Jan (who can never write in 100 words what can just as well be written in 1000!) x

Hi Sarahlou,

And I’m about halfway between you you and ChattersJ; I was diagnosed on the previous Monday (24th) and am awaiting results of biopsies on lump and lymph nodes. I know you will be going through turmoil right now - the inner howl that won’t even stop for a bit so you can re-group. I have met with much kindness and support on this forum and from my friends (I live alone) and it’s great you have your brilliant family alongside you. Even so, no-one knows how exactly it feels for you, and how turned-over you are right now. Yes, it is exhausting - I feel I’m going through the motions this week, like an automaton. I too think Jaybro’s advice is excellent (thanks, Jaybro!). At the moment it’s hard to believe we’ll ever feel anything other than wretched. That’s understandable. I’m holding on to what ChattersJ - and others - have said; once there’s a plan, our brains will back off a bit, our insides quieten down, and let us feel more settled. I’m sure this is something we too will find (even if it’s hard to believe right now) and will pass on to others in our turn.

All good wishes to you. x

I completely understand what you are going through as I was also diagnosed yesterday with mixed ductal and lobular. The biopsy is getting further tests now to see whether I am also HER+ as the first tests were inconclusive and then they will discuss with me plans. The wait is agonising, it’s very very stressful and I know exactly how you feel.

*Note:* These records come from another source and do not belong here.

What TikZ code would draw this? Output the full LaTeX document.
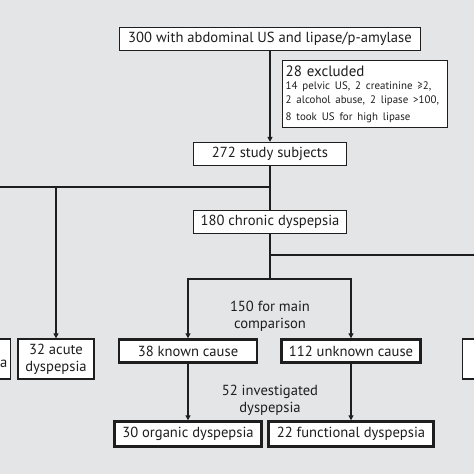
\documentclass[tikz,border=0pt]{standalone}
\usepackage{fontspec}
\setmainfont{PT Sans}
\usepackage{tikz}
\usetikzlibrary{arrows.meta,positioning}
\definecolor{panel}{RGB}{228,229,230}
\definecolor{ink}{RGB}{30,30,30}

\begin{document}
\begin{tikzpicture}[x=1pt,y=-1pt,
  every node/.style={font=\fontsize{14.6}{17}\selectfont, text=ink},
  box/.style={draw=ink, fill=white, line width=1.3pt, inner sep=0pt, minimum height=23pt},
  boldbox/.style={box, line width=2.4pt},
  thin/.style={draw=ink, line width=1.2pt},
  heavy/.style={draw=ink, line width=2.4pt},
  tip/.style={-{Triangle[length=5pt,width=5pt]}}]
  \fill[panel] (0,0) rectangle (474,474);
  \useasboundingbox (0,0) rectangle (474,474);
  \clip (0,0) rectangle (474,474);

  \node[box, minimum width=301pt, line width=1.5pt] (start) at (270,39) {300 with abdominal US and lipase/p-amylase};
  \node[box, minimum width=165pt, minimum height=67pt, align=left, anchor=north west, inner xsep=3pt, inner ysep=4pt, text width=159pt] (excl) at (282,60)
    {{\fontsize{15}{17}\selectfont 28 excluded}\\[-1pt]
     {\fontsize{10.9}{14}\selectfont 14 pelvic US, 2 creatinine ≥2,\\ 2 alcohol abuse, 2 lipase >100,\\ 8 took US for high lipase}};
  \node[box, minimum width=153pt] (subj) at (270,154) {272 study subjects};
  \node[box, minimum width=153pt] (chron) at (270,222) {180 chronic dyspepsia};
  \node[box, minimum width=76pt, minimum height=40pt, align=center] (acute) at (56,359) {32 acute\\dyspepsia};
  \node[box, minimum height=40pt, align=right, text width=70pt, inner xsep=3pt, anchor=east] (leftcut) at (11,359) {\mbox{}\\a};
  \node[box, minimum width=76pt, minimum height=40pt, anchor=west] (rightcut) at (462,359) {};
  \node[boldbox, minimum width=138pt] (known) at (188,351) {38 known cause};
  \node[boldbox, minimum width=139pt] (unknown) at (351,351) {112 unknown cause};
  \node[boldbox, minimum width=147pt, minimum height=25pt] (organic) at (188,434) {30 organic dyspepsia};
  \node[boldbox, minimum width=165pt, minimum height=25pt] (functional) at (351,434) {22 functional dyspepsia};
  \node[align=center] (main) at (270,316) {150 for main\\comparison};
  \node[align=center] (invest) at (270,400) {52 investigated\\dyspepsia};

  \coordinate (split) at (270,279);
  \coordinate (acutesplit) at (270,187);
  \coordinate (rightsplit) at (270,255);

  \draw[heavy, tip] (start) -- (subj);
  \draw[heavy] (subj) -- (chron);
  \draw[thin] (acutesplit) -- (0,187);
  \draw[thin, tip] (acute.north |- acutesplit) -- (acute);
  \draw[heavy] (chron) -- (split);
  \draw[thin] (rightsplit) -- (474,255);
  \draw[heavy, tip] (split) -| (known);
  \draw[heavy, tip] (split) -| (unknown);
  \draw[heavy, tip] (known) -- (organic);
  \draw[heavy, tip] (unknown) -- (unknown |- functional.north);
\end{tikzpicture}
\end{document}
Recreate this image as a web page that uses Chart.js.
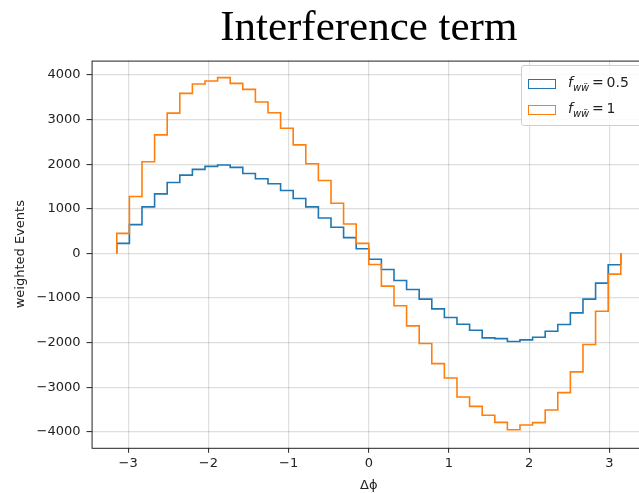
<!DOCTYPE html>
<html>
<head>
<meta charset="utf-8">
<script src="https://cdn.jsdelivr.net/npm/chart.js@4"></script>
<style>
  body { margin: 0; overflow: hidden; background: #fff; }
  #wrap { position: relative; width: 650px; height: 493px; }
  #legend {
    position: absolute; left: 521px; top: 65px; width: 130px; height: 59px;
    border: 1px solid #d0d0d0; border-radius: 3px; background: rgba(255,255,255,0.85);
    font-family: "DejaVu Sans", sans-serif; font-size: 14px; color: #222;
  }
  #legend .row { position: absolute; left: 6px; height: 17px; display: flex; align-items: center; }
  #legend .sw { width: 26px; height: 8px; border: 1.5px solid; margin-right: 12px; }
  #legend sub { font-size: 10px; }
</style>
</head>
<body>
<div id="wrap">
  <canvas id="hist" width="650" height="493"></canvas>
  <div id="legend"></div>
</div>
<script>
// histogram binning on delta phi
let nBins = 40
let xLo = -Math.PI
let xHi = Math.PI

// bin contents
let fValues = [0.5, 1]
let weights05 = [225, 645, 1043, 1335, 1590, 1755, 1883, 1950, 1980, 1928,
    1790, 1673, 1560, 1410, 1230, 1043, 795, 585, 353, 105,
    -130, -359, -606, -808, -1025, -1242, -1436, -1586, -1720, -1892,
    -1910, -1975, -1937, -1877, -1743, -1593, -1331, -1025, -666, -254]
let weights1 = [450, 1275, 2055, 2655, 3143, 3585, 3795, 3863, 3938, 3810,
    3676, 3391, 3151, 2806, 2431, 2010, 1635, 1125, 660, 225,
    -247, -733, -1174, -1623, -2019, -2468, -2790, -3216, -3426, -3627,
    -3785, -3949, -3845, -3792, -3508, -3119, -2655, -2042, -1294, -464]
let xTicks = [-3, -2, -1, 0, 1, 2, 3]
let yTicks = [-4000, -3000, -2000, -1000, 0, 1000, 2000, 3000, 4000]

// outline like matplotlib histtype='step'
function stepPoints(vals) {
    let w = (xHi - xLo) / nBins
    let pts = [{x: xLo, y: 0}]
    for (let i = 0; i < vals.length; i++) {
        pts.push({x: xLo + i * w, y: vals[i]})
    }
    pts.push({x: xHi, y: 0})
    return pts
}

const frame = {
    id: 'frame',
    afterDraw(chart) {
        const {ctx, chartArea: a} = chart
        ctx.save()
        ctx.strokeStyle = '#222'
        ctx.lineWidth = 1
        ctx.strokeRect(a.left + 0.5, a.top + 0.5, a.right - a.left, a.bottom - a.top)
        ctx.restore()
    }
}

const htmlLegend = {
    id: 'htmlLegend',
    afterUpdate(chart) {
        const box = document.getElementById('legend')
        box.innerHTML = ''
        chart.data.datasets.forEach((ds, i) => {
            const row = document.createElement('div')
            row.className = 'row'
            row.style.top = (9 + i * 26) + 'px'
            row.innerHTML = '<span class="sw" style="border-color:' + ds.borderColor + '"></span>' +
                '<span><i>f</i><sub><i>wẅ</i></sub>\u2009=\u2009' + fValues[i] + '</span>'
            box.appendChild(row)
        })
    }
}

let tickFont = {family: 'DejaVu Sans', size: 13}

new Chart(document.getElementById('hist'), {
    type: 'line',
    data: {
        datasets: [
            {
                label: 'f = ' + fValues[0],
                data: stepPoints(weights05),
                borderColor: '#1f77b4',
                borderWidth: 1.6,
                stepped: 'before',
                pointRadius: 0,
                fill: false,
                order: 1
            },
            {
                label: 'f = ' + fValues[1],
                data: stepPoints(weights1),
                borderColor: '#ff7f0e',
                borderWidth: 1.6,
                stepped: 'before',
                pointRadius: 0,
                fill: false,
                order: 0
            }
        ]
    },
    options: {
        responsive: false,
        animation: false,
        layout: {padding: {left: 7, right: 4, top: 0, bottom: 0}},
        plugins: {
            legend: {display: false},
            tooltip: {enabled: false},
            title: {
                display: true,
                fullSize: false,
                text: 'Interference term',
                color: '#000',
                font: {family: 'Liberation Serif', size: 43, weight: 'normal', lineHeight: 1.2},
                padding: {top: 3, bottom: 6}
            }
        },
        scales: {
            x: {
                type: 'linear',
                min: -3.456,
                max: 3.456,
                afterBuildTicks: s => { s.ticks = xTicks.map(v => ({value: v})) },
                ticks: {font: tickFont, color: '#222', padding: 3, callback: v => String(v).replace('-', '\u2212')},
                grid: {color: 'rgba(0,0,0,0.13)', lineWidth: 1.2, tickColor: '#222', tickLength: 5, tickWidth: 1},
                border: {display: false},
                title: {display: true, text: 'Δϕ', font: {family: 'DejaVu Sans', size: 13}, color: '#222', padding: {top: 3, bottom: 0}}
            },
            y: {
                min: -4355,
                max: 4320,
                afterBuildTicks: s => { s.ticks = yTicks.map(v => ({value: v})) },
                ticks: {font: tickFont, color: '#222', padding: 6, callback: v => String(v).replace('-', '\u2212')},
                grid: {color: 'rgba(0,0,0,0.13)', lineWidth: 1.2, tickColor: '#222', tickLength: 5, tickWidth: 1},
                border: {display: false},
                title: {display: true, text: 'weighted Events', font: {family: 'DejaVu Sans', size: 13}, color: '#222', padding: {top: 6, bottom: 2}}
            }
        }
    },
    plugins: [frame, htmlLegend]
});
</script>
</body>
</html>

I find keeping busy and staying off google is the best way. I know it’s hard right now but it can only get better as the unknown makes our minds crazy!

Sending you lots of hugs!


Hi Sarahlou68,

My heart goes out to you & I (We), all feel your pain. You will get through this, you have no choice! 

We all act & cope differently in any given situation, but most of us, if not all of us on this forum have experienced what you are feeling right now. You will deal with it in your own way. You will probably get lots of advice & support from us all, most likely why you joined the forum. What we can give you is our experience of how we coped & dealt with this awful BC. 

When I was given my diagnosis the day before my 70th birthday 2 months ago, I took it all in my stride & thought, right, I have no choice, I have to get on with it & except that I have to trust the experts who are treating me. Everyone who I have met in the last few weeks at the 2 hospitals I have been attending have been so kind, I know that I am in good hands! 

Since diagnosis, of course I have had bad days, I allow myself to feel upset, it’s me this is happening to. My Husband, family & friends are all supportive but they don’t know how I feel. I do feel scared, I hate the waiting for results, but I know I am getting the very best treatment. 

I had surgery a week ago, (lumpectomy & Sentinel node excision & biopsy) My follow up appointment is next Wednesday for results & hopefully a treatment plan. The Consultant says either Radiotherapy Or Chemo, obviously hoping it’s Radiotherapy but if not, I have to deal with Chemo. 

This forum has been invaluable for me, it’s answered questions, put my mind at rest, given me support, helped me to feel positive & given me the platform to chat to others who understand. Please keep in touch with this group, come here whenever you want to chat. There is always someone who will listen.